_What needs to be done_:
What are the lines from the one with "Output the component" through the one with "const inner = d3.scaleBand().domain(series).range([(bw", inclusive? Output them exactly, and leave out the pictures.

_Data rows_:
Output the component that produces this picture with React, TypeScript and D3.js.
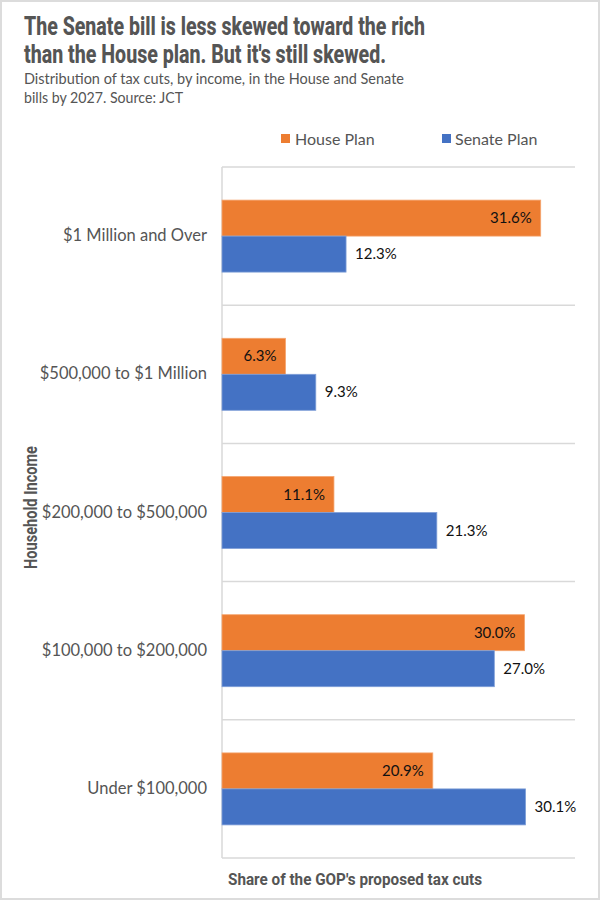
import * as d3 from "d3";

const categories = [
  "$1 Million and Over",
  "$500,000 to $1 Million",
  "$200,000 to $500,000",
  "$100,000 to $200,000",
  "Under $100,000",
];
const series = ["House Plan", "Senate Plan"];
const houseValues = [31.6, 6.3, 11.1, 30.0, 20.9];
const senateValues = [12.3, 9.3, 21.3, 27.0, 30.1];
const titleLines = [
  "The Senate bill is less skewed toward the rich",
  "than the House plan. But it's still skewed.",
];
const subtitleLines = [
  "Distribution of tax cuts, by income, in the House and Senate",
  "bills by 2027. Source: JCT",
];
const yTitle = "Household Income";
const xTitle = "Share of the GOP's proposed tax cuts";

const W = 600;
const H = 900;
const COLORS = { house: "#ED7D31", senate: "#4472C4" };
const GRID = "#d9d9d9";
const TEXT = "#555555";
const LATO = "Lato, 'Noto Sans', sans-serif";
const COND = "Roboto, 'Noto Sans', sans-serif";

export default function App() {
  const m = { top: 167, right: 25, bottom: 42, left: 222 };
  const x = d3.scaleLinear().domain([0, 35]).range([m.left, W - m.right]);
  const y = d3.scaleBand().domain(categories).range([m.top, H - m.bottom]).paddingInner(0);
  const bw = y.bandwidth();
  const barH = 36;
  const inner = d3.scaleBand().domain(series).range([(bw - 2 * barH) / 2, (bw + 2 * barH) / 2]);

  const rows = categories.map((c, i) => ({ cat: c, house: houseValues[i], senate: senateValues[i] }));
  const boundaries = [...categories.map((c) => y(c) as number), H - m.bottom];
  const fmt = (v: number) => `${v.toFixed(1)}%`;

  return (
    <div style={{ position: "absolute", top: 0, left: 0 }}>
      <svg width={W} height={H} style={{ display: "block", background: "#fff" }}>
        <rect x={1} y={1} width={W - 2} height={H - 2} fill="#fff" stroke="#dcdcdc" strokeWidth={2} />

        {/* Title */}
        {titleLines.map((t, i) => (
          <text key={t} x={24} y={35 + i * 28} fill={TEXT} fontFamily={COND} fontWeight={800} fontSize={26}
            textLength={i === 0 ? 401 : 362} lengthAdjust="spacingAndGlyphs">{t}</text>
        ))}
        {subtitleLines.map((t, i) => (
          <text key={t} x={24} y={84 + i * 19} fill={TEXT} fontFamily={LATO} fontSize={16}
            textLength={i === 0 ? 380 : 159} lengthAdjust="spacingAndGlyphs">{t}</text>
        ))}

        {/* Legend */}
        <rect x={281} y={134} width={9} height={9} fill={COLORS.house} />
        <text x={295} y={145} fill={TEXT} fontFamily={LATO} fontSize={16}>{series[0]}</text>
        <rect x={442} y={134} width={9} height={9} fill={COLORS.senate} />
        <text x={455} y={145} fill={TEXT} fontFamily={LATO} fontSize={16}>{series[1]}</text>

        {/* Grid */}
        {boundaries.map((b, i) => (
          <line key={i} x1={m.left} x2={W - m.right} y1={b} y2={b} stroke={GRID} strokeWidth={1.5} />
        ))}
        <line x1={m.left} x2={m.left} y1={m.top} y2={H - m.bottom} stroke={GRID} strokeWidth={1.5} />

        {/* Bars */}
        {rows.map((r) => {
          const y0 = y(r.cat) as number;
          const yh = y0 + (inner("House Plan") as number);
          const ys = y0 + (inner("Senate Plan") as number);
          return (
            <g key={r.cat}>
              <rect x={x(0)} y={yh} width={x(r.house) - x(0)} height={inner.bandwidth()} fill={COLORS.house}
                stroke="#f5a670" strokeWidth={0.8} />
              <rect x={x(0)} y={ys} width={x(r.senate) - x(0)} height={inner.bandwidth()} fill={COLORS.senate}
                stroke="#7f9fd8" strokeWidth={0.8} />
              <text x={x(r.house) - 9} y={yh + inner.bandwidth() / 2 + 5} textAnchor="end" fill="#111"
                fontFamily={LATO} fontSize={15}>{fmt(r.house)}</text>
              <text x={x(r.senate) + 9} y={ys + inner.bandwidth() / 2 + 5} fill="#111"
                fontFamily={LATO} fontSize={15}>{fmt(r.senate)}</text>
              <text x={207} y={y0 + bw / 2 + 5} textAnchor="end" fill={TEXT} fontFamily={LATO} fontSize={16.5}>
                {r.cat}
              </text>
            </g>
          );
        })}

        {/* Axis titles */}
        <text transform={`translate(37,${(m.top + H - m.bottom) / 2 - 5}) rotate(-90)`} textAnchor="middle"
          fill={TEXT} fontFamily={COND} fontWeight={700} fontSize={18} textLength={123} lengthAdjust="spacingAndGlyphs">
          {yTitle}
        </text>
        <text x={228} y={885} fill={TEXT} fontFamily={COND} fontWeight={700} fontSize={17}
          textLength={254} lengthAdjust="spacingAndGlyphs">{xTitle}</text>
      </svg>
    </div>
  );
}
...
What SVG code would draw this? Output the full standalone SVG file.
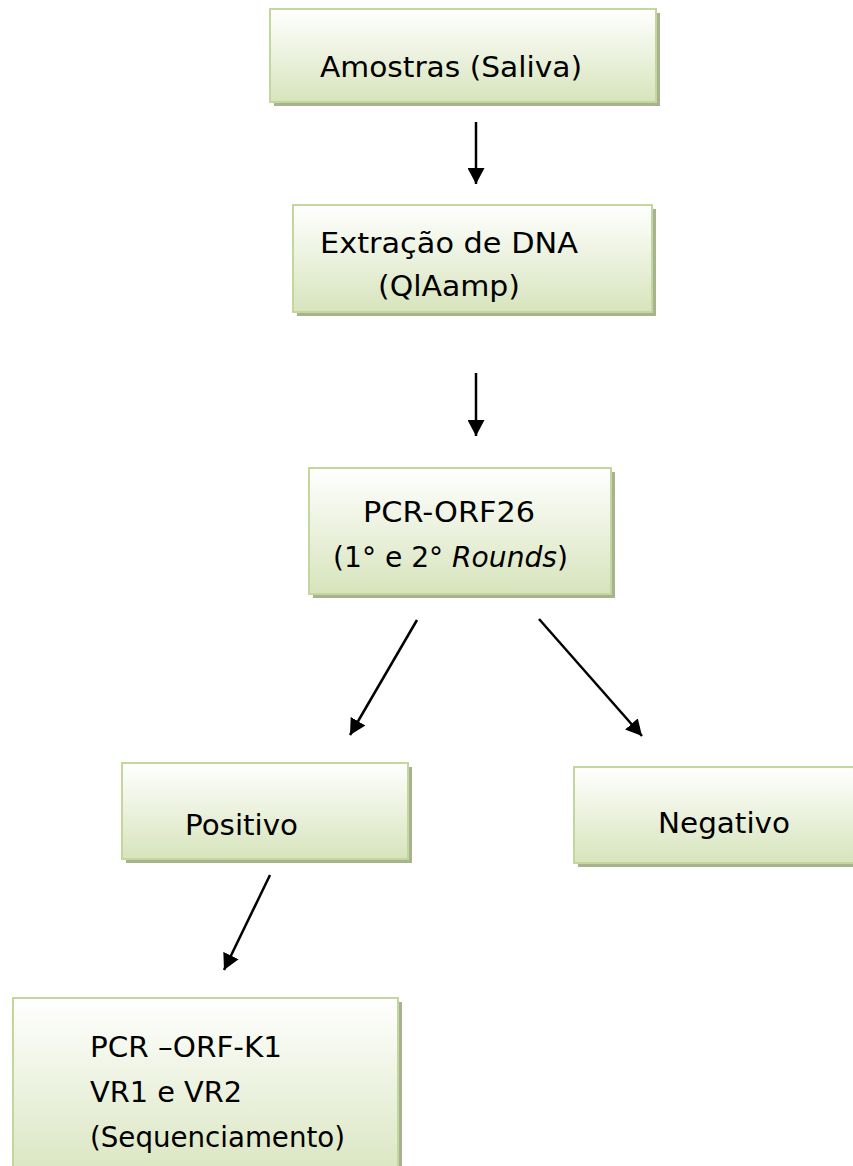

_Answer_:
Output the component that produces this picture with React, TypeScript and D3.js.
import * as d3 from "d3";

const categories = [
  "$1 Million and Over",
  "$500,000 to $1 Million",
  "$200,000 to $500,000",
  "$100,000 to $200,000",
  "Under $100,000",
];
const series = ["House Plan", "Senate Plan"];
const houseValues = [31.6, 6.3, 11.1, 30.0, 20.9];
const senateValues = [12.3, 9.3, 21.3, 27.0, 30.1];
const titleLines = [
  "The Senate bill is less skewed toward the rich",
  "than the House plan. But it's still skewed.",
];
const subtitleLines = [
  "Distribution of tax cuts, by income, in the House and Senate",
  "bills by 2027. Source: JCT",
];
const yTitle = "Household Income";
const xTitle = "Share of the GOP's proposed tax cuts";

const W = 600;
const H = 900;
const COLORS = { house: "#ED7D31", senate: "#4472C4" };
const GRID = "#d9d9d9";
const TEXT = "#555555";
const LATO = "Lato, 'Noto Sans', sans-serif";
const COND = "Roboto, 'Noto Sans', sans-serif";

export default function App() {
  const m = { top: 167, right: 25, bottom: 42, left: 222 };
  const x = d3.scaleLinear().domain([0, 35]).range([m.left, W - m.right]);
  const y = d3.scaleBand().domain(categories).range([m.top, H - m.bottom]).paddingInner(0);
  const bw = y.bandwidth();
  const barH = 36;
  const inner = d3.scaleBand().domain(series).range([(bw - 2 * barH) / 2, (bw + 2 * barH) / 2]);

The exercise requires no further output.